WHAT TO DO:
Within the listing below, locate all lines containing the word "Convert". Copy each one.

Figure scripts:

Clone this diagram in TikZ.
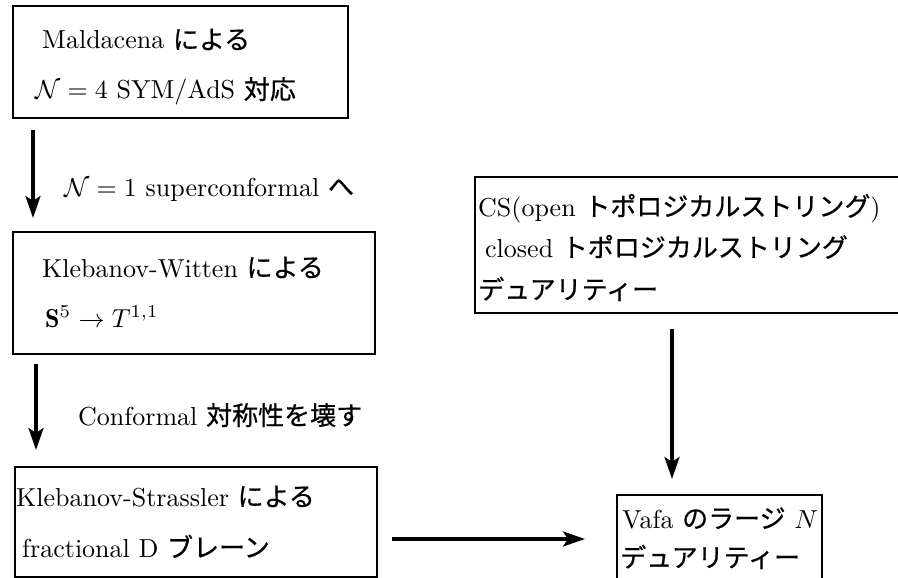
\documentclass[tikz,border=0pt]{standalone}
\usepackage{fontspec}
\usepackage{graphicx}
\newfontfamily\jp[UprightFeatures={FakeBold=0.6}]{Noto Sans CJK JP}
\usetikzlibrary{arrows.meta}
\newcommand{\bigt}[1]{\scalebox{2.6}{#1}}
\begin{document}
\begin{tikzpicture}[x=1pt,y=-1pt,
  box/.style={draw, line width=1.8pt, inner sep=0pt, anchor=north west},
  txt/.style={anchor=base west, inner sep=0pt, font=\fontsize{10}{12}\selectfont},
  arr/.style={line width=3.4pt, -{Stealth[length=22pt,width=15pt,inset=5pt]}}]
\useasboundingbox (0,0) rectangle (898,578);
\clip (0,0) rectangle (898,578);
% boxes
\node[box, minimum width=335pt, minimum height=112pt] (b1) at (12,5) {};
\node[box, minimum width=362pt, minimum height=122pt] (b2) at (12,231) {};
\node[box, minimum width=362pt, minimum height=110pt] (b3) at (14,466) {};
\node[box, minimum width=440pt, minimum height=136pt] (b4) at (474,176) {};
\node[box, minimum width=205pt, minimum height=100pt] (b5) at (616,494) {};
% texts
\node[txt] (t1a) at (42,49) {\bigt{Maldacena {\jp による}}};
\node[txt] (t1b) at (35,99) {\bigt{$\mathcal{N}=4$ SYM/AdS {\jp 対応}}};
\node[txt] (l1) at (64,196) {\bigt{$\mathcal{N}=1$ superconformal {\jp へ}}};
\node[txt] (t2a) at (42,277) {\bigt{Klebanov-Witten {\jp による}}};
\node[txt] (t2b) at (45,327) {\bigt{$\mathbf{S}^5\to T^{1,1}$}};
\node[txt] (l2) at (78,425) {\bigt{Conformal {\jp 対称性を壊す}}};
\node[txt] (t3a) at (16,506) {\bigt{Klebanov-Strassler {\jp による}}};
\node[txt] (t3b) at (22,557) {\bigt{fractional D {\jp ブレーン}}};
\node[txt] (t4a) at (478,216) {\bigt{CS(open {\jp トポロジカルストリング})}};
\node[txt] (t4b) at (485,257) {\bigt{closed {\jp トポロジカルストリング}}};
\node[txt] (t4c) at (478,299) {\bigt{{\jp デュアリティー}}};
\node[txt] (t5a) at (622,528) {\bigt{Vafa {\jp のラージ} $N$}};
\node[txt] (t5b) at (620,567) {\bigt{{\jp デュアリティー}}};
% arrows
\draw[arr] ([xshift=21pt,yshift=-11pt]b1.south west) -- ([xshift=21pt,yshift=13pt]b2.north west);
\draw[arr] ([xshift=24pt,yshift=-9pt]b2.south west) -- ([xshift=22pt,yshift=16pt]b3.north west);
\draw[arr] ([xshift=14pt,yshift=-73pt]b3.north east) -- ([xshift=-31pt,yshift=-45pt]b5.north west);
\draw[arr] ([xshift=198pt,yshift=-15pt]b4.south west) -- ([xshift=56pt,yshift=15pt]b5.north west);
\end{tikzpicture}
\end{document}
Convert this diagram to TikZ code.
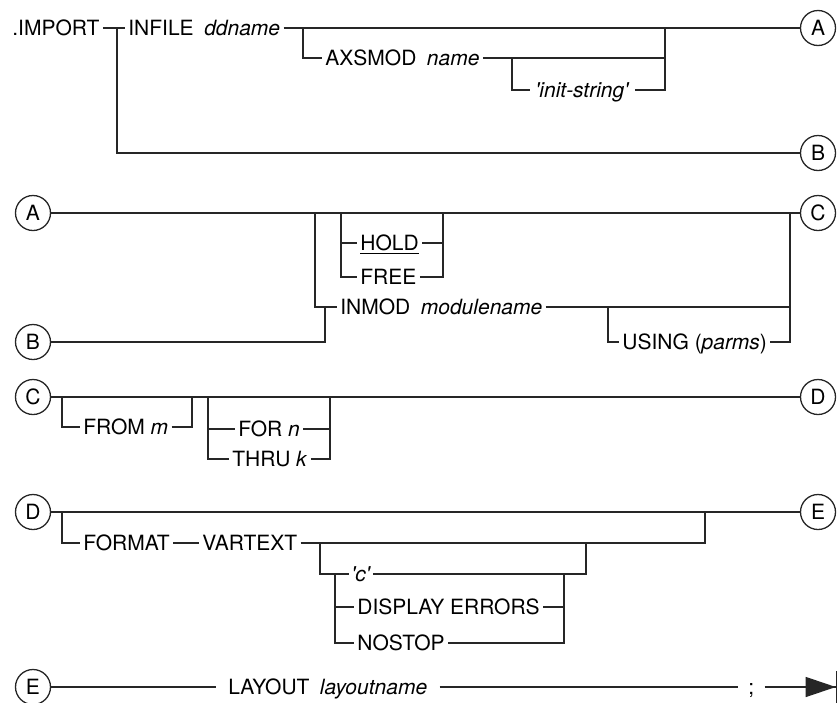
\documentclass[tikz,border=0pt]{standalone}
\usepackage{fontspec}
\setmainfont{TeX Gyre Heros}
\usetikzlibrary{arrows.meta}
\tikzset{
  rr/.style={line width=0.65pt, draw=black!85},
  kw/.style={anchor=west, inner xsep=1.5pt, inner ysep=0pt, text height=7.5pt,
    text depth=0pt, font=\fontsize{10.5}{12}\selectfont},
  conn/.style={draw=black!85, line width=0.65pt, circle, minimum size=17.5pt, inner sep=0pt,
    font=\fontsize{10.5}{12}\selectfont},
  stoparrow/.style={-{Triangle[length=15pt,width=10pt,sep=0pt]Bar[width=16pt]}},
}

\begin{document}
\begin{tikzpicture}[x=0.5pt, y=-0.5pt]
  \useasboundingbox (0,0) rectangle (840,702);
  % row 1
  \node[kw] (import) at (9,28) {.IMPORT};
  \node[kw] (infile) at (125,28) {INFILE\enspace\textit{ddname}};
  \node[kw] (axsmod) at (322,58) {AXSMOD\enspace\textit{name}};
  \node[kw, inner xsep=2.5pt] (initstr) at (530,90) {\textit{\textquotesingle init-string\textquotesingle}};
  \node[conn] (A) at (818,28) {A};
  \node[conn] (B) at (818,153) {B};
  \coordinate (forkIn) at (117,28);
  \coordinate (forkAx) at (303,28);
  \coordinate (joinAx) at (665,28);
  \coordinate (forkInit) at (512,58);
  \coordinate (joinInit) at (665,58);
  \draw[rr] (import.east) -- (infile.west);
  \draw[rr] (infile.east) -- (A.west);
  \draw[rr] (forkIn) |- (B.west);
  \draw[rr] (forkAx) |- (axsmod.west);
  \draw[rr] (axsmod.east) -| (joinAx);
  \draw[rr] (forkInit) |- (initstr.west);
  \draw[rr] (initstr.east) -| (joinInit);
  % row 2
  \node[conn] (A2) at (33,213) {A};
  \node[conn] (B2) at (33,342) {B};
  \node[conn] (C) at (818,213) {C};
  \node[kw] (hold) at (357,243) {\underline{HOLD}};
  \node[kw] (free) at (357,277) {FREE};
  \node[kw] (inmod) at (337,307) {INMOD\enspace\textit{modulename}};
  \node[kw] (using) at (619,342) {USING (\textit{parms})};
  \coordinate (forkHold) at (341,213);
  \coordinate (joinHold) at (443,213);
  \coordinate (forkInmod) at (315,213);
  \coordinate (joinB2) at (325,307);
  \coordinate (joinInmod) at (790,213);
  \coordinate (forkUsing) at (608,307);
  \coordinate (joinUsing) at (790,307);
  \draw[rr] (A2.east) -- (C.west);
  \draw[rr] (forkHold) |- (free.west);
  \draw[rr] (forkHold |- hold) -- (hold.west);
  \draw[rr] (hold.east) -- (joinHold |- hold);
  \draw[rr] (free.east) -| (joinHold);
  \draw[rr] (forkInmod) |- (inmod.west);
  \draw[rr] (B2.east) -| (joinB2);
  \draw[rr] (inmod.east) -| (joinInmod);
  \draw[rr] (forkUsing) |- (using.west);
  \draw[rr] (using.east) -| (joinUsing);
  % row 3
  \node[conn] (C2) at (33,397) {C};
  \node[conn] (D) at (818,397) {D};
  \node[kw] (fromkw) at (80,427) {FROM \textit{m}};
  \node[kw] (forkw) at (235,429) {FOR \textit{n}};
  \node[kw] (thrukw) at (229,459) {THRU \textit{k}};
  \coordinate (forkFrom) at (62,397);
  \coordinate (joinFrom) at (192,397);
  \coordinate (forkFor) at (208,397);
  \coordinate (joinFor) at (330,397);
  \draw[rr] (C2.east) -- (D.west);
  \draw[rr] (forkFrom) |- (fromkw.west);
  \draw[rr] (fromkw.east) -| (joinFrom);
  \draw[rr] (forkFor) |- (thrukw.west);
  \draw[rr] (forkFor |- forkw) -- (forkw.west);
  \draw[rr] (forkw.east) -- (joinFor |- forkw);
  \draw[rr] (thrukw.east) -| (joinFor);
  % row 4
  \node[conn] (D2) at (33,512) {D};
  \node[conn] (E) at (818,512) {E};
  \node[kw] (format) at (80,543) {FORMAT};
  \node[kw] (vartext) at (199,543) {VARTEXT};
  \node[kw, inner xsep=1pt] (cq) at (349,574) {\textit{\textquotesingle c\textquotesingle}};
  \node[kw] (display) at (354,607) {DISPLAY ERRORS};
  \node[kw] (nostop) at (354,643) {NOSTOP};
  \coordinate (forkFmt) at (62,512);
  \coordinate (joinFmt) at (705,512);
  \coordinate (forkC) at (320,543);
  \coordinate (joinC) at (586,543);
  \coordinate (forkDisp) at (335,574);
  \coordinate (joinDisp) at (564,574);
  \draw[rr] (D2.east) -- (E.west);
  \draw[rr] (forkFmt) |- (format.west);
  \draw[rr] (format.east) -- (vartext.west);
  \draw[rr] (vartext.east) -| (joinFmt);
  \draw[rr] (forkC) |- (cq.west);
  \draw[rr] (cq.east) -| (joinC);
  \draw[rr] (forkDisp) |- (nostop.west);
  \draw[rr] (forkDisp |- display) -- (display.west);
  \draw[rr] (display.east) -- (joinDisp |- display);
  \draw[rr] (nostop.east) -| (joinDisp);
  % row 5
  \node[conn] (E2) at (33,687) {E};
  \node[kw, inner xsep=6pt] (layout) at (216,687) {LAYOUT\enspace\textit{layoutname}};
  \node[kw, inner xsep=5pt] (semi) at (738,687) {;};
  \coordinate (stop) at (837,687);
  \draw[rr] (E2.east) -- (layout.west);
  \draw[rr] (layout.east) -- (semi.west);
  \draw[rr, stoparrow] (semi.east) -- (stop);
\end{tikzpicture}
\end{document}
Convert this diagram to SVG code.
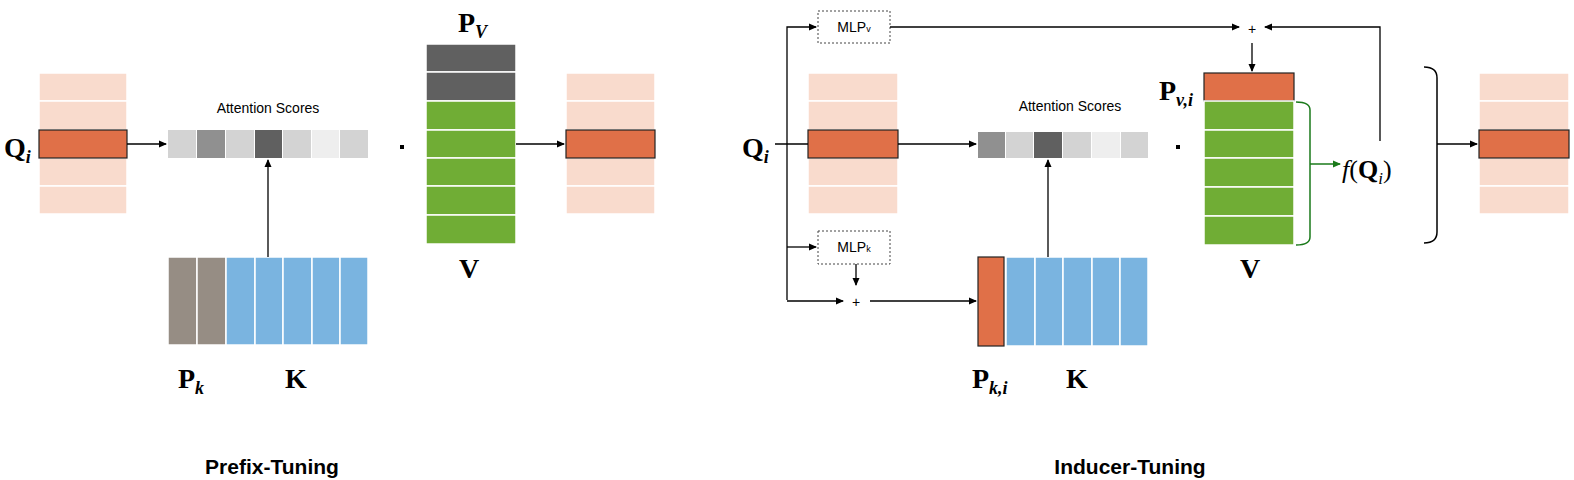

SOLUTION TO THE PROBLEM:
Convert this diagram to TikZ code.
Convert this diagram to SVG code.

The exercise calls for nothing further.